The company, which was headquartered at 1669 Thomaston Ave., has ceased operations, leaving between 30 and 40 people out of work Joseph Kordorsky, the company's comptroller, confirmed Monday.
Waterbury Garment, which designed, manufactured and distributed children's sleepwear for large retailers such as Sears and JCPenney, was sold in late October to Charles Komar & Sons Inc., which makes women's and children's underwear and lingerie, Kordorsky said.
A small group of workers, including Kordorsky, remains at the company's Waterbury headquarters to tie up loose ends, he said. The company is expected to close for good by the end of the year.
The workers who lost their jobs were provided with severance packages, Kordorsky said.
Repeated attempts to contact Lawrence Brownstein, the company's president and the grandson of its founder, Harry Brownstein, were not successful. Attempts to reach Jack Brownstein, Harry's son and the company's chairman, were also unsuccessful.
The sale of Waterbury Garment has also forced the closing of the Magnolia Garment distribution center in Tylertown, Miss., according to a report published Sunday in the McComb Enterprise-Journal. The Tylertown facility will close Dec. 31, leaving about 28 local employees out of work, the report said.
Waterbury Garment also operated a design center and showroom in New York City known as "Jackie's Girls," and had remote offices in Chicago and Cambodia, according to its Web site. The sale's effect on the showroom and remote offices was not clear.

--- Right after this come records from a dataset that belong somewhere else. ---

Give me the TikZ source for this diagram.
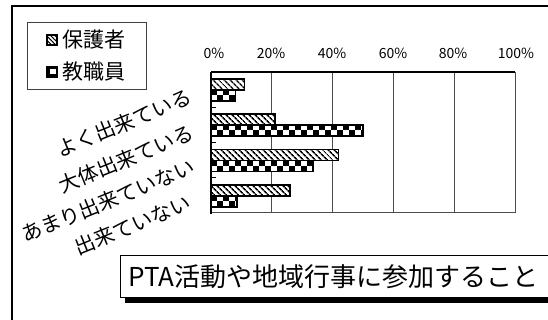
\documentclass[tikz,border=0pt]{standalone}
\usepackage{fontspec}
\setmainfont{Noto Sans CJK JP}
\usetikzlibrary{patterns.meta,shadows}
\newcommand\hatchbar[3]{% #1 x0, #2 top y, #3 length
  \draw[line width=1.5pt, preaction={fill=white}, pattern={Lines[angle=-45,distance=4pt,line width=1.6pt]}] (#1,#2) rectangle ++(#3,11);}
\newcommand\checkbar[3]{% #1 x0, #2 top y, #3 length
  \begin{scope}
    \clip (#1,#2) rectangle ++(#3,11);
    \fill[white] (#1,#2) rectangle ++(#3,11);
    \foreach \j in {0,...,30}{
      \fill[black] ({#1+12*\j},#2) rectangle ++(6,5.5);
      \fill[black] ({#1+6+12*\j},{#2+5.5}) rectangle ++(6,5.5);
    }
  \end{scope}
  \draw[line width=1.5pt] (#1,#2) rectangle ++(#3,11);}
\begin{document}
\begin{tikzpicture}[x=1pt,y=-1pt,
  tick/.style={font=\fontsize{14}{14}\selectfont, inner sep=0pt},
  cat/.style={font=\fontsize{20.5}{20.5}\selectfont, rotate=22, anchor=east, inner sep=0pt},
  legtext/.style={font=\fontsize{21}{21}\selectfont, anchor=west, inner sep=0pt}]
\useasboundingbox (0,0) rectangle (548,320);
\clip (0,0) rectangle (548,320);
\fill[white] (0,0) rectangle (548,320);
% outer frame
\draw[line width=1.5pt] (12,330) -- (12,6) -- (560,6);
% legend
\draw[line width=0.8pt, draw=black!75] (27,22) rectangle (146,89);
\draw[line width=1.5pt, preaction={fill=white}, pattern={Lines[angle=-45,distance=3pt,line width=1pt]}] (47,35) rectangle (57,45);
\begin{scope}
  \clip (47,67) rectangle (57,77);
  \fill[black] (47,67) rectangle (57,77);
  \fill[white] (50,69) rectangle (56,74);
\end{scope}
\draw[line width=1.5pt] (47,67) rectangle (57,77);
\node[legtext] (l1) at (62,40) {保護者};
\node[legtext] (l2) at (62,72) {教職員};
% grid
\foreach \v in {20,40,60,80}{
  \draw[line width=1pt, black!70] ({211+3.04*\v},72) -- ({211+3.04*\v},213);
}
\draw[line width=1pt, black!70] (515,72) -- (515,213) -- (211,213);
\draw[line width=1.2pt] (211,72) -- (515,72);
\draw[line width=1.5pt] (211,72) -- (211,214);
\foreach \t in {107.25,142.5,177.75}{
  \draw[line width=1pt] (211,\t) -- (216,\t);
}
% tick labels
\node[tick] (t0) at (214,53) {0\%};
\node[tick] (t20) at (271,53) {20\%};
\node[tick] (t40) at (332,53) {40\%};
\node[tick] (t60) at (393,53) {60\%};
\node[tick] (t80) at (453,53) {80\%};
\node[tick] (t100) at (516,53) {100\%};
% bars
\hatchbar{211}{79}{33.4}
\checkbar{211}{90}{24.3}
\hatchbar{211}{114}{63.8}
\checkbar{211}{125}{152}
\hatchbar{211}{149.5}{127.7}
\checkbar{211}{160.5}{101.8}
\hatchbar{211}{185}{79}
\checkbar{211}{196}{25.8}
% category labels
\node[cat] (c1) at (191,96) {よく出来ている};
\node[cat] (c2) at (193,132) {大体出来ている};
\node[cat] (c3) at (194,166) {あまり出来ていない};
\node[cat] (c4) at (190,202) {出来ていない};
% title
\node[draw, line width=1pt, fill=white, anchor=north west, minimum height=42pt,
  text width=424pt, inner xsep=8pt, align=left,
  font=\fontsize{26}{26}\selectfont,
  drop shadow={shadow xshift=4pt, shadow yshift=-5pt, fill=black, opacity=1}]
  (title) at (120,255) {PTA活動や地域行事に参加すること};
\end{tikzpicture}
\end{document}
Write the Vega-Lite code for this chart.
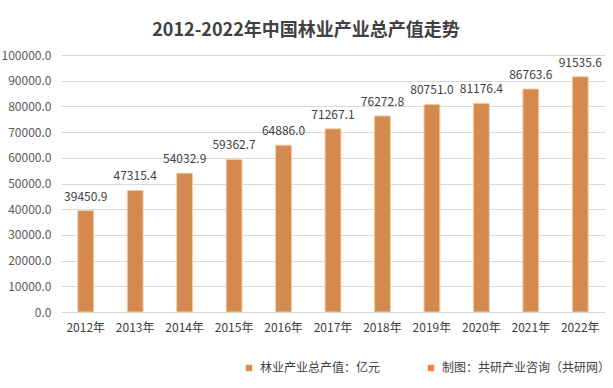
{
  "$schema": "https://vega.github.io/schema/vega-lite/v6.json",
  "autosize": "none",
  "width": 544,
  "height": 257,
  "padding": {"left": 61, "top": 55, "right": 8, "bottom": 76},
  "background": "white",
  "config": {
    "font": "Noto Sans CJK SC",
    "view": {"stroke": null}
  },
  "title": {
    "text": "2012-2022年中国林业产业总产值走势",
    "fontSize": 18,
    "fontWeight": "bold",
    "color": "#404040",
    "font": "Noto Sans CJK SC",
    "anchor": "middle",
    "frame": "bounds",
    "offset": 9
  },
  "data": {
    "values": [
      {"year": "2012年", "value": 39450.9, "series": "林业产业总产值：亿元"},
      {"year": "2013年", "value": 47315.4, "series": "林业产业总产值：亿元"},
      {"year": "2014年", "value": 54032.9, "series": "林业产业总产值：亿元"},
      {"year": "2015年", "value": 59362.7, "series": "林业产业总产值：亿元"},
      {"year": "2016年", "value": 64886.0, "series": "林业产业总产值：亿元"},
      {"year": "2017年", "value": 71267.1, "series": "林业产业总产值：亿元"},
      {"year": "2018年", "value": 76272.8, "series": "林业产业总产值：亿元"},
      {"year": "2019年", "value": 80751.0, "series": "林业产业总产值：亿元"},
      {"year": "2020年", "value": 81176.4, "series": "林业产业总产值：亿元"},
      {"year": "2021年", "value": 86763.6, "series": "林业产业总产值：亿元"},
      {"year": "2022年", "value": 91535.6, "series": "林业产业总产值：亿元"}
    ]
  },
  "encoding": {
    "x": {
      "field": "year",
      "type": "nominal",
      "sort": null,
      "scale": {"paddingInner": 0.68, "paddingOuter": 0.34},
      "axis": {
        "title": null,
        "labelAngle": 0,
        "labelFontSize": 12,
        "labelColor": "#404040",
        "labelPadding": 10,
        "domain": false,
        "ticks": false
      }
    },
    "y": {
      "field": "value",
      "type": "quantitative",
      "scale": {"domain": [0, 100000], "nice": false},
      "axis": {
        "title": null,
        "values": [0, 10000, 20000, 30000, 40000, 50000, 60000, 70000, 80000, 90000, 100000],
        "format": ".1f",
        "labelFontSize": 12,
        "labelColor": "#595959",
        "labelPadding": 10,
        "domain": false,
        "ticks": false,
        "gridColor": "#D9D9D9",
        "gridWidth": 1
      }
    }
  },
  "layer": [
    {
      "mark": {"type": "bar", "stroke": "#F3CBA5", "strokeWidth": 1},
      "encoding": {
        "color": {
          "field": "series",
          "type": "nominal",
          "scale": {
            "domain": ["林业产业总产值：亿元", "制图：共研产业咨询（共研网）"],
            "range": ["#D48A4E", "#F2813A"]
          },
          "legend": {
            "title": null,
            "orient": "none",
            "direction": "horizontal",
            "legendX": 182,
            "legendY": 307,
            "symbolType": "square",
            "symbolSize": 40,
            "symbolStrokeWidth": 0,
            "labelFontSize": 12,
            "labelColor": "#404040",
            "labelOffset": 5,
            "labelLimit": 0,
            "columnPadding": 44
          }
        }
      }
    },
    {
      "mark": {"type": "text", "baseline": "bottom", "dy": -7, "fontSize": 12, "color": "#404040"},
      "encoding": {
        "text": {"field": "value", "type": "quantitative", "format": ".1f"}
      }
    }
  ]
}
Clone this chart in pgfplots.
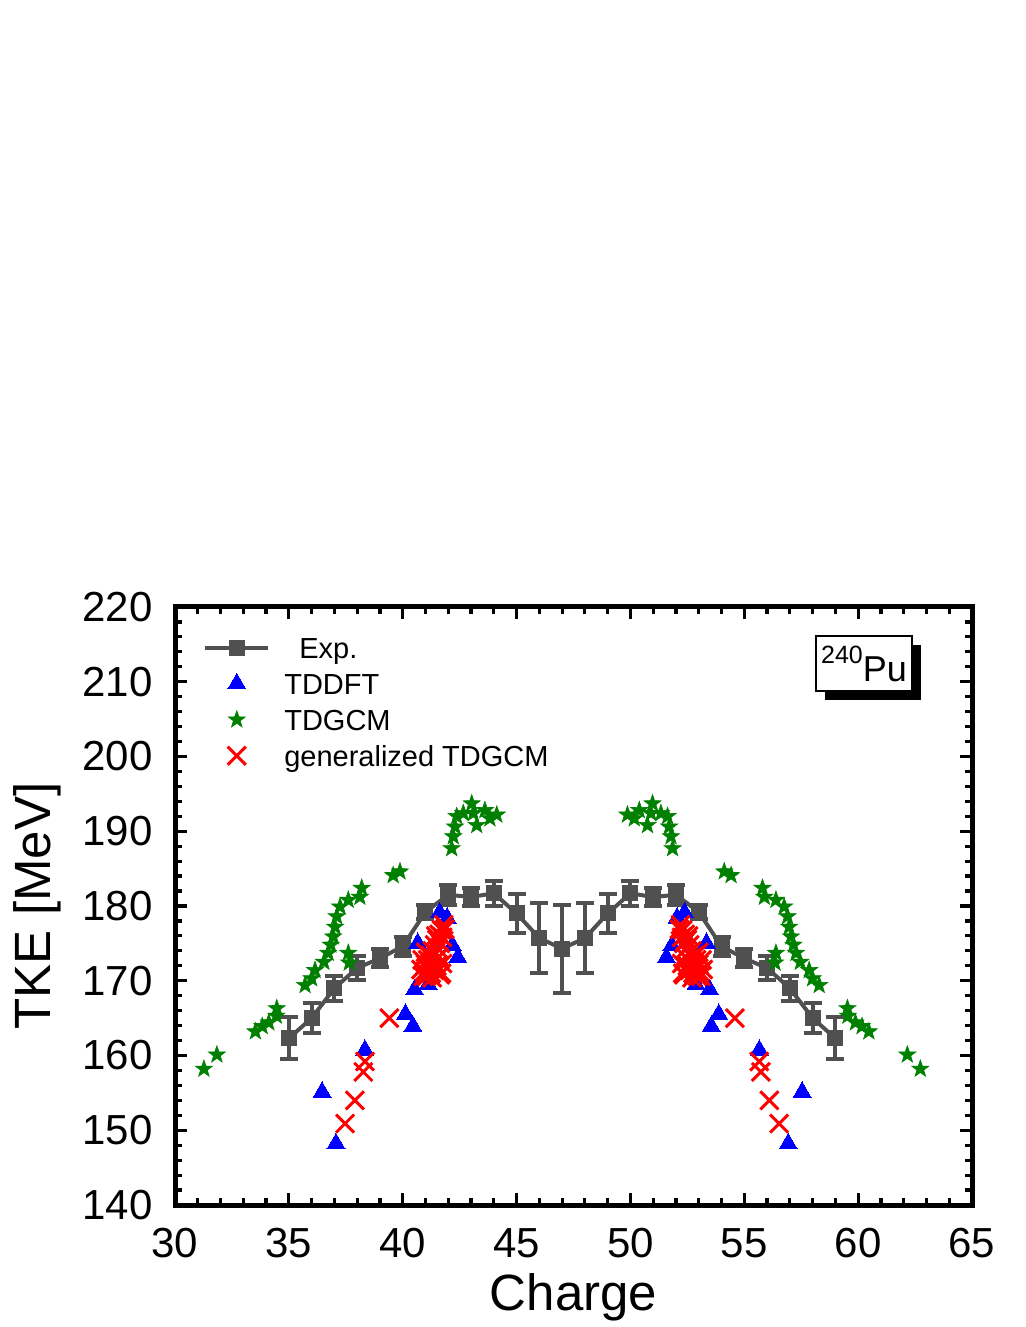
\documentclass[border=0pt]{standalone}
\usepackage{fontspec}
\setmainfont{Liberation Sans}
\usepackage{pgfplots}
\pgfplotsset{compat=1.18}
\usetikzlibrary{shadows}
\definecolor{expgray}{RGB}{80,80,80}
\definecolor{tdgreen}{RGB}{0,128,0}
\pgfdeclareplotmark{fstar}{%
  \pgfpathmoveto{\pgfpointpolar{90}{\pgfplotmarksize}}%
  \pgfpathlineto{\pgfpointpolar{126}{0.40\pgfplotmarksize}}%
  \pgfpathlineto{\pgfpointpolar{162}{\pgfplotmarksize}}%
  \pgfpathlineto{\pgfpointpolar{198}{0.40\pgfplotmarksize}}%
  \pgfpathlineto{\pgfpointpolar{234}{\pgfplotmarksize}}%
  \pgfpathlineto{\pgfpointpolar{270}{0.40\pgfplotmarksize}}%
  \pgfpathlineto{\pgfpointpolar{306}{\pgfplotmarksize}}%
  \pgfpathlineto{\pgfpointpolar{342}{0.40\pgfplotmarksize}}%
  \pgfpathlineto{\pgfpointpolar{18}{\pgfplotmarksize}}%
  \pgfpathlineto{\pgfpointpolar{54}{0.40\pgfplotmarksize}}%
  \pgfpathclose
  \pgfusepathqfillstroke}

\pgfplotstableread{
Z TKE err
35 162.3 2.8
36 165.0 2.0
37 169.0 1.7
38 171.7 1.6
39 173.0 1.2
40 174.6 1.3
41 179.2 0.9
42 181.5 1.3
43 181.2 1.2
44 181.7 1.7
45 179.0 2.6
46 175.7 4.7
47 174.3 5.9
48 175.7 4.7
49 179.0 2.6
50 181.7 1.7
51 181.2 1.2
52 181.5 1.3
53 179.2 0.9
54 174.6 1.3
55 173.0 1.2
56 171.7 1.6
57 169.0 1.7
58 165.0 2.0
59 162.3 2.8
}\expdata

\pgfplotstableread{
Z TKE
36.46 155.1
37.07 148.2
38.34 160.7
40.12 165.5
40.45 163.9
40.52 168.8
41.12 169.5
40.66 175.0
41.62 179.1
41.95 178.4
41.75 176.6
42.18 174.7
42.42 173.1
57.54 155.1
56.93 148.2
55.66 160.7
53.88 165.5
53.55 163.9
53.48 168.8
52.88 169.5
53.34 175.0
52.38 179.1
52.05 178.4
52.25 176.6
51.82 174.7
51.58 173.1
}\tddft

\pgfplotstableread{
Z TKE
31.27 158.2
31.84 160.1
33.53 163.2
33.83 163.9
34.12 164.4
34.45 165.3
34.47 166.3
35.71 169.4
36.00 170.3
36.15 171.4
36.54 172.5
36.73 173.7
36.84 174.8
36.95 175.9
37.03 177.2
37.10 178.6
37.25 179.9
37.61 180.8
38.12 181.2
38.20 182.4
37.61 173.7
37.65 172.4
39.58 184.1
39.88 184.6
42.15 187.7
42.22 189.3
42.30 190.6
42.37 192.0
42.66 192.4
43.03 193.7
43.10 192.4
43.25 190.8
43.61 192.8
43.83 191.7
44.13 192.2
62.73 158.2
62.16 160.1
60.47 163.2
60.17 163.9
59.88 164.4
59.55 165.3
59.53 166.3
58.29 169.4
58.00 170.3
57.85 171.4
57.46 172.5
57.27 173.7
57.16 174.8
57.05 175.9
56.97 177.2
56.90 178.6
56.75 179.9
56.39 180.8
55.88 181.2
55.80 182.4
56.39 173.7
56.35 172.4
54.42 184.1
54.12 184.6
51.85 187.7
51.78 189.3
51.70 190.6
51.63 192.0
51.34 192.4
50.97 193.7
50.90 192.4
50.75 190.8
50.39 192.8
50.17 191.7
49.87 192.2
}\tdgcm

\pgfplotstableread{
Z TKE
39.41 165.0
38.34 159.2
38.27 157.8
37.90 154.0
37.47 150.9
41.80 177.5
41.85 176.9
41.70 176.8
41.60 176.2
41.75 175.8
41.50 175.5
41.65 175.0
41.40 174.8
41.55 174.3
41.30 174.0
41.00 173.8
41.45 173.6
41.20 173.4
41.60 173.2
41.10 172.8
40.85 172.8
41.35 172.5
41.75 172.3
41.00 172.2
41.50 172.0
41.15 171.7
40.80 171.5
41.40 171.4
40.95 171.2
41.25 171.0
41.70 171.0
41.55 171.3
41.05 170.6
40.90 170.6
41.65 170.8
41.30 170.4
41.20 172.0
41.45 176.0
54.59 165.0
55.66 159.2
55.73 157.8
56.10 154.0
56.53 150.9
52.20 177.5
52.15 176.9
52.30 176.8
52.40 176.2
52.25 175.8
52.50 175.5
52.35 175.0
52.60 174.8
52.45 174.3
52.70 174.0
53.00 173.8
52.55 173.6
52.80 173.4
52.40 173.2
52.90 172.8
53.15 172.8
52.65 172.5
52.25 172.3
53.00 172.2
52.50 172.0
52.85 171.7
53.20 171.5
52.60 171.4
53.05 171.2
52.75 171.0
52.30 171.0
52.45 171.3
52.95 170.6
53.10 170.6
52.35 170.8
52.70 170.4
52.80 172.0
52.55 176.0
}\gtdgcm

\begin{document}
\begin{tikzpicture}
\useasboundingbox (-87.5pt,-61pt) rectangle (425.5pt,602.5pt);
\begin{axis}[
  width=398.5pt, height=299pt, scale only axis,
  xmin=30, xmax=65, ymin=140, ymax=220,
  xtick={30,35,...,65}, ytick={140,150,...,220},
  minor x tick num=4, minor y tick num=4,
  tick align=inside,
  major tick length=6pt, minor tick length=3.5pt,
  every tick/.style={line width=1.6pt, black},
  axis line style={line width=2.5pt},
  /pgf/number format/assume math mode=true,
  tick label style={font=\fontsize{21}{24}\selectfont},
  xticklabel style={inner sep=0pt, anchor=north, yshift=-11.5pt},
  yticklabel style={inner sep=0pt, anchor=east, xshift=-11pt},
  xlabel={Charge}, ylabel={TKE [MeV]},
  label style={font=\fontsize{25.5}{28}\selectfont},
  xlabel style={at={(axis description cs:0.5,-0.154)}, anchor=center, inner sep=0pt},
  ylabel style={at={(axis description cs:-0.173,0.5)}, anchor=center, inner sep=0pt},
  legend image code/.code={\draw[mark repeat=2,mark phase=2, yshift=3.5pt] plot coordinates {(0pt,0pt) (15.75pt,0pt) (31.5pt,0pt)};},
  legend cell align=left,
  legend style={at={(rel axis cs:0.0350,0.951)}, anchor=north west, draw=none, fill=none,
    font=\fontsize{14.5}{17}\selectfont, inner sep=0pt, row sep=0pt, column sep=7pt,
    nodes={inner sep=0pt, text height=11pt, text depth=7pt}},
]
\addplot[expgray, line width=2pt, mark=square*, mark size=3.75pt,
  mark options={solid, line width=0.5pt},
  error bars/.cd, y dir=both, y explicit,
  error bar style={line width=2pt, expgray},
  error mark options={expgray, mark size=4.5pt, line width=2pt, rotate=90}]
  table[x=Z, y=TKE, y error=err] {\expdata};
\addlegendentry{\hspace{7.5pt}Exp.}
\addplot[only marks, mark=triangle*, mark size=5.2pt, blue, mark options={fill=blue, draw=blue, line width=0pt}]
  table[x=Z, y=TKE] {\tddft};
\addlegendentry{TDDFT}
\addplot[only marks, mark=fstar, mark size=4.5pt, tdgreen, mark options={fill=tdgreen, draw=tdgreen, line width=0.3pt}]
  table[x=Z, y=TKE] {\tdgcm};
\addlegendentry{TDGCM}
\addplot[only marks, mark=x, mark size=6.4pt, red, mark options={line width=1.5pt}]
  table[x=Z, y=TKE] {\gtdgcm};
\addlegendentry{generalized TDGCM}
\node[draw, line width=1pt, fill=white, minimum width=48pt, minimum height=27.5pt, inner sep=0pt,
  drop shadow={shadow xshift=4.5pt, shadow yshift=-4.5pt, fill=black, opacity=1}]
  at (rel axis cs:0.8645,0.9047)
  {{\fontsize{12.5}{14}\selectfont\raisebox{9pt}{240}}{\fontsize{18}{20}\selectfont Pu}};
\end{axis}
\end{tikzpicture}
\end{document}
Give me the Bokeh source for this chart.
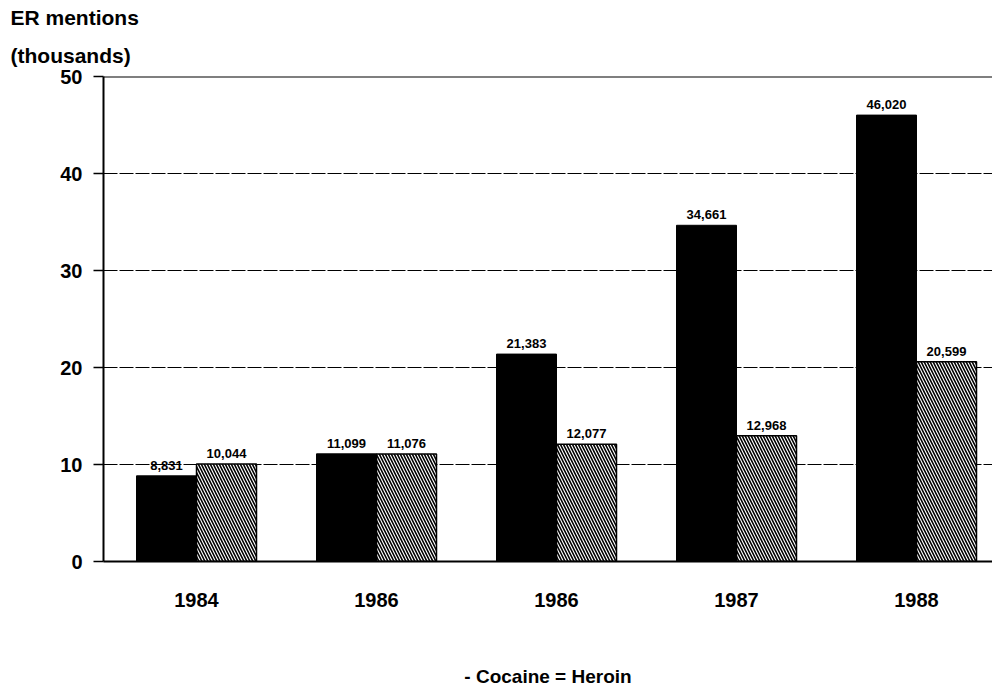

The company was founded as Waterbury Apron Co. in a store on Baldwin Street in 1921. It relocated to a 50,000-square-foot facility at 215 Cherry St. several years later, and purchased its present headquarters in the Waterville section of Waterbury from Burlington Industries in 1962.
The four-story, 240,000-square-foot Thomaston Avenue plant was once owned by Scovill Manufacturing Co. and is the former home of Princeton Knitting Mills.
"It's just one of those unfortunate things that can happen in a tough economy," said Kordorsky, who indicated the announcement of the sale and subsequent closing of the company caught many of its workers by surprise.